Separation haplotigs from the genome assembly
Some regions of genome are highly heterozygous, which contain two alleles at the same gene locus (we called it ‘primary contigs’ and associated ‘haplotigs’ according to FALCON_unzip (https://github.com/PacificBiosciences/FALCON_unzip/)). Assemblers may produce both primary contig and haplotig without labelling instead of a single haplotype-fused contig. Those ‘unidentified’ haplotigs may cause issues in the downstream analyses. Some tools are developed for separating the primary contigs and haplotigs from the assembly, such as Purge Haplotigs (https://bitbucket.org/mroachawri/purge_haplotigs), HaploMerger2 (https://github.com/mapleforest/HaploMerger2/releases/) or FALCON_unzip.

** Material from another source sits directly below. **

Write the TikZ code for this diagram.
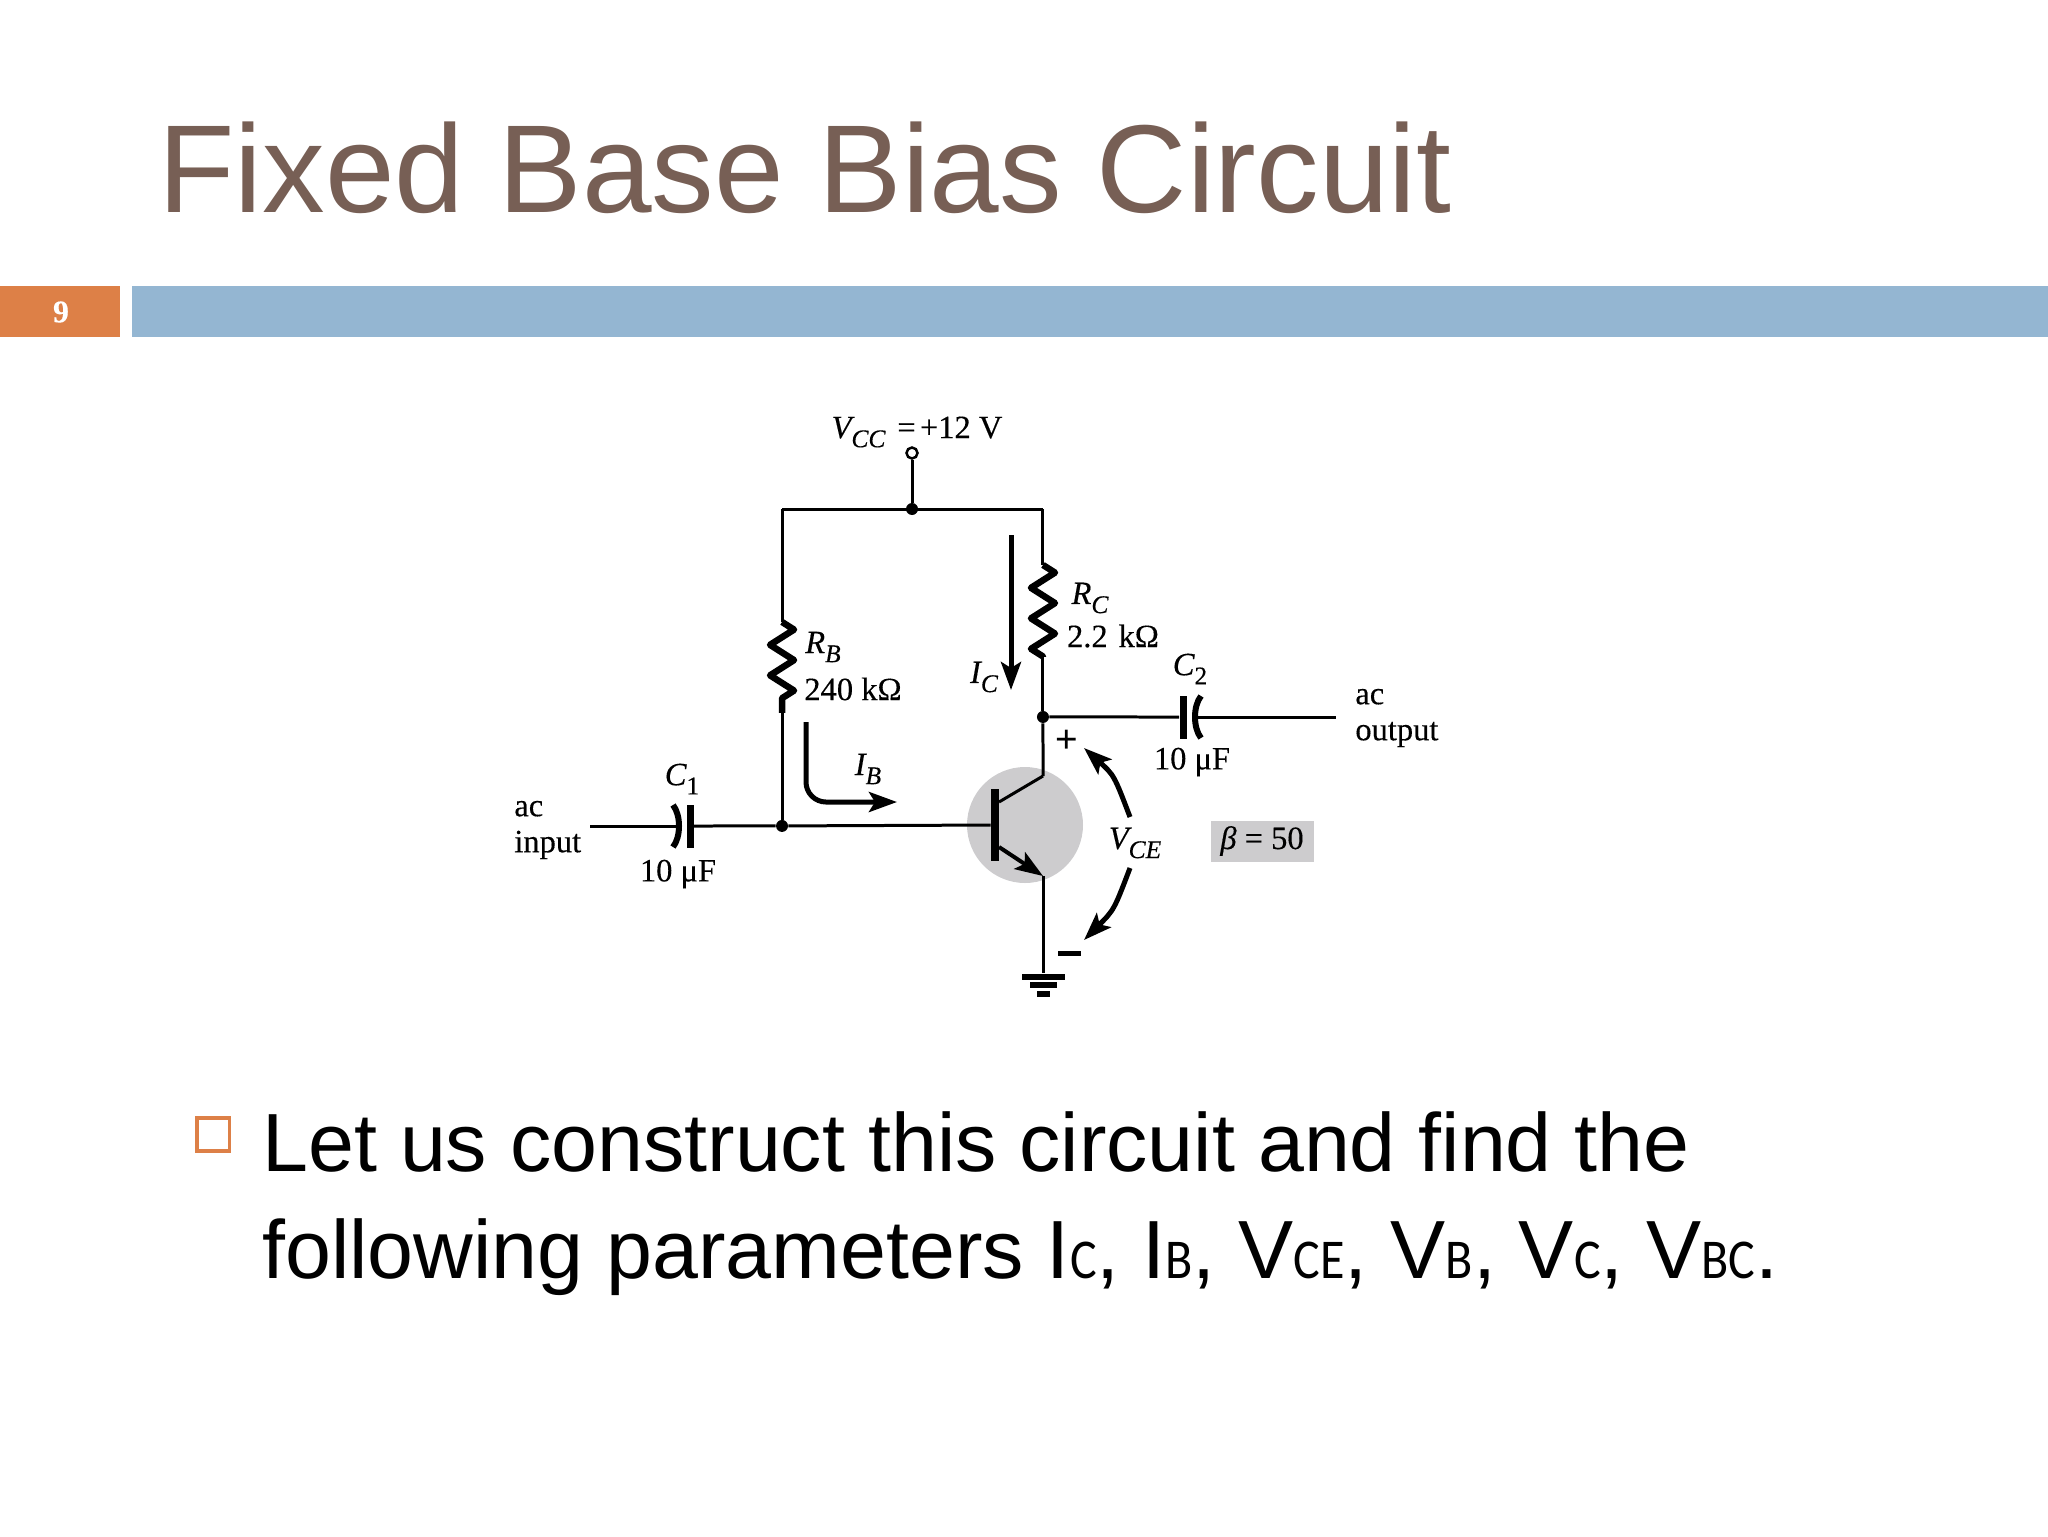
\documentclass[tikz,border=0pt]{standalone}
\usepackage{fontspec}
\setmainfont{Liberation Sans}
\newfontfamily\serifcircuit[FakeBold=0.3]{Liberation Serif}
\newfontfamily\subletters[FakeStretch=0.89]{Carlito}
\usetikzlibrary{positioning, arrows.meta, decorations.pathmorphing}
\newcommand{\subtxt}[2]{{\itshape #1}\raisebox{-.28em}{\fontsize{14.5}{15}\selectfont\itshape #2}}
\newcommand{\bodysub}[2]{#1{\subletters\fontsize{32}{32}\selectfont #2}}
\definecolor{titlebrown}{HTML}{775F55}
\definecolor{barorange}{HTML}{DD8047}
\definecolor{barblue}{HTML}{94B6D2}
\definecolor{halogray}{HTML}{CDCCCE}
\tikzset{
>={Stealth[length=.56cm, width=.4cm, inset=.12cm]}, % bold arrow heads
wire/.style={line width=.06cm}, % thin circuit lines
dot/.style={circle, fill=black, inner sep=0, minimum size=.24cm}, % junctions
terminal/.style={circle, draw, line width=.05cm, fill=white, inner sep=0, minimum size=.22cm}, % supply terminal
resistor/.style={line width=.13cm, line join=round, decorate, decoration={zigzag, segment length=.61cm, amplitude=.24cm}},
plate/.style={fill=black, inner sep=0, minimum width=.14cm, minimum height=.86cm}, % straight capacitor plate
bentplate/.style={line width=.12cm}, % curved capacitor plate
groundbar/.style={fill=black, inner sep=0, minimum height=.12cm},
current/.style={->, line width=.1cm}, % current and voltage arrows
tag/.style={inner sep=0, font=\serifcircuit\fontsize{18.5}{20}\selectfont},
bar/.style={inner sep=0, minimum height=1.02cm},
}

\begin{document}
\begin{tikzpicture}[x=.02cm, y=-.02cm]
    \useasboundingbox (0,0) rectangle (2048,1536);
    % slide header
    \node[anchor=base west, inner sep=0, text=titlebrown, font=\fontsize{71.2}{71}\selectfont] (title) at (158,212) {Fixed Base Bias Circuit};
    \node[bar, fill=barorange, minimum width=2.4cm, anchor=north west] (numbox) at (0,286) {};
    \node[bar, fill=barblue, minimum width=38.32cm, anchor=north west] (band) at (132,286) {};
    \node[text=white, inner sep=0, font=\serifcircuit\bfseries\fontsize{18}{18}\selectfont] (num) at (61,312) {9};

    % rails
    \node[terminal] (vcc) at (912,453) {};
    \node[dot, below of=vcc, node distance=1.12cm] (topj) {};
    \coordinate[left of=topj, node distance=2.6cm] (topl);
    \coordinate[right of=topj, node distance=2.62cm] (topr);
    \coordinate[below of=topl, node distance=2.26cm] (rbt);
    \coordinate[below of=rbt, node distance=1.82cm] (rbb);
    \node[dot, below of=rbb, node distance=2.26cm] (basej) {};
    \coordinate[below of=topr, node distance=1.12cm] (rct);
    \coordinate[below of=rct, node distance=1.84cm] (rcb);
    \node[dot, below of=rcb, node distance=1.2cm] (colj) {};

    % transistor
    \node[circle, fill=halogray, inner sep=0, minimum size=2.32cm] (halo) at (1025,825) {};
    \node[fill=black, inner sep=0, minimum width=.16cm, minimum height=1.44cm] (bjt) at (995,825) {};
    \coordinate (cin) at (999,802);
    \coordinate (cout) at (1043,776);
    \coordinate (ein) at (999,847);
    \coordinate (eout) at (1043,876);
    \coordinate[below of=eout, node distance=1.94cm] (gnd);

    % capacitors
    \node[plate] (c1p) at (690,826) {};
    \coordinate (c1in) at (590,826);
    \coordinate (c1m) at (678,826);
    \coordinate (c1a) at (673,805);
    \coordinate (c1b) at (673,847);
    \coordinate (c1c) at (681,815);
    \coordinate (c1d) at (681,837);
    \node[plate] (c2p) at (1183,717) {};
    \coordinate (c2m) at (1195,717);
    \coordinate (c2a) at (1201,696);
    \coordinate (c2b) at (1201,738);
    \coordinate (c2c) at (1193,706);
    \coordinate (c2d) at (1193,728);
    \coordinate (out) at (1336,717);

    \draw[wire]
    (vcc) edge (topj)
    (topl) edge (topr)
    (topl) edge (rbt)
    (rbb) edge (basej)
    (topr) edge (rct)
    (rcb) edge (colj)
    (colj) edge (cout)
    (cout) edge (cin)
    (eout) edge (gnd)
    (c1in) edge (c1m)
    (c1p) edge (basej)
    (basej) edge (bjt)
    (colj) edge (c2p)
    (c2m) edge (out);
    \draw[resistor] (rbt) -- (rbb);
    \draw[resistor] (rct) -- (rcb);
    \draw[bentplate] (c1a) .. controls (c1c) and (c1d) .. (c1b);
    \draw[bentplate] (c2a) .. controls (c2c) and (c2d) .. (c2b);
    \draw[->, line width=.08cm] (ein) -- (eout);

    % ground
    \node[groundbar, minimum width=.86cm] (g1) at (1043,977) {};
    \node[groundbar, minimum width=.54cm, below of=g1, node distance=.16cm] (g2) {};
    \node[groundbar, minimum width=.26cm, below of=g2, node distance=.18cm] (g3) {};

    % currents and voltage
    \coordinate (ict) at (1011,535);
    \coordinate (icb) at (1011,690);
    \draw[current] (ict) -- (icb);
    \coordinate (ibt) at (806,722);
    \coordinate (ibm) at (806,802);
    \coordinate (ibr) at (897,802);
    \draw[current, rounded corners=.4cm] (ibt) -- (ibm) -- (ibr);
    \coordinate (vup) at (1130,817);
    \coordinate (vupc) at (1114,775);
    \coordinate (vplus) at (1084,748);
    \coordinate (vdn) at (1130,868);
    \coordinate (vdnc) at (1114,910);
    \coordinate (vminus) at (1084,940);
    \draw[current] (vup) .. controls (vupc) .. (vplus);
    \draw[current] (vdn) .. controls (vdnc) .. (vminus);

    % labels
    \node[tag] (vcclabel) at (917,432) {\subtxt{V}{CC}\kern6.8pt=\kern2.4pt+12 V};
    \node[tag] (rblabel) at (823,647) {\subtxt{R}{B}};
    \node[tag] (rbval) at (853,689) {240 kΩ};
    \node[tag] (rclabel) at (1090,598) {\subtxt{R}{C}};
    \node[tag] (rcval) at (1113,636) {2.2\,\,kΩ};
    \node[tag] (iclabel) at (984,677) {\subtxt{I}{C}};
    \node[tag] (iblabel) at (868,769) {\subtxt{I}{B}};
    \node[tag] (c1label) at (682,779) {\subtxt{C}{\upshape 1}};
    \node[tag] (c1val) at (678,874) {10 μF};
    \node[tag] (c2label) at (1190,669) {\subtxt{C}{\upshape 2}};
    \node[tag] (c2val) at (1192,762) {10 μF};
    \node[tag, align=left, anchor=west] (inlabel) at (514,830) {ac\\[.5pt]input};
    \node[tag, align=left, anchor=west] (outlabel) at (1355,718) {ac\\[.5pt]output};
    \node[tag] (vcelabel) at (1135,843) {\subtxt{V}{CE}};
    \node[tag, font=\fontsize{22}{22}\selectfont] (plus) at (1067,741) {+};
    \node[fill=black, inner sep=0, minimum width=.46cm, minimum height=.1cm] (minus) at (1069,953) {};
    \node[tag, fill=halogray, minimum width=2.06cm, minimum height=.82cm] (beta) at (1262,841) {{\itshape β} = 50};

    % bullet text
    \node[draw=barorange, line width=.08cm, inner sep=0, minimum size=.66cm] (bullet) at (213,1134) {};
    \node[anchor=base west, align=left, inner sep=0, font=\fontsize{47}{60.5}\selectfont] (body) at (262,1278) {Let us construct this circuit and find the\\following parameters \bodysub{I}{C}, \bodysub{I}{B}, \bodysub{V}{CE}, \bodysub{V}{B}, \bodysub{V}{C}, \bodysub{V}{BC}.};
\end{tikzpicture}
\end{document}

Purge Haplotigs remapped short-reads or long-reads to obtain the coverage information for haplotigs separation, whereas HaploMerger2 separated haplotigs basing on all-against-all whole genome alignment.
Here, we developed a new and quick method separated haplotigs basing on sequence similarity. The idea is simple: we use gene nt sequences (can be from the same species or shorter evolutionary distance species) as the marker, mapped the marker to the assembly. If a contig (haplotig) is associated to another contig (primary contig), most of regions of them should be very similarity even the same. Therefore, we can find the same marker between them. One drawback of this method may not work for those contigs that do not contain any genes.
- Python 2.7 or higher
- Matplotlib package (Python)
- BLAST 2.2.30+
- Mummer 4.0
No installation required, just download the pipeline from github.
git clone https://github.com/asdcid/Gene-conservation-informed-contig-alignment.git
This method requires a genome assembly (fasta format) and a whole set of gene nt sequences (fasta format) from the same species or shorter evolutionary distance species.
The path of BLAST and Mummer should be set into the environment path first.
Usage: GCICA -g assembly.fa -g genes.fa [options]
Required:
-a assembly file, fasta format
-g gene nt sequence file, fasta format
Options:
-o outputDir. Default is basename of assembly file + timestamp in the current directory
-t number of threads. Default is 10
-i minimun identity for blastn. Default is 80
-m the minimum number of aligned gene that each contig contains. Default is 3
-l the minimum fraction of aligned length in a gene. If the aligned length of a gene is lower than this fraction, this gene would not consider as a aligned gene. Deafult is 0.7
-c the percentage of minimum coverage between the possible primary and its associated haplotigs. Default is 80
-f fraction = the number of aligend gene in contig A which also aligned to contig B / total aligned gene in contig A. If the fracion > minGeneCover, these two contigs could be the possible primary contig and associated haplotig. Default is 0.8
The final result is in the final_result directory.
separate_info file indicates the primary contigs and their associated haplotigs.
figures directory is the dot-plot between primary contig and its associated haplotig.
summary file is the datails of comparison between primary contigs and their associated haplotigs. 1-to-1: the unique mapping; m-to-m: the multiple mapping. Both 1-to-1, m-to-m and coverage information are from Mummer dnadiff result.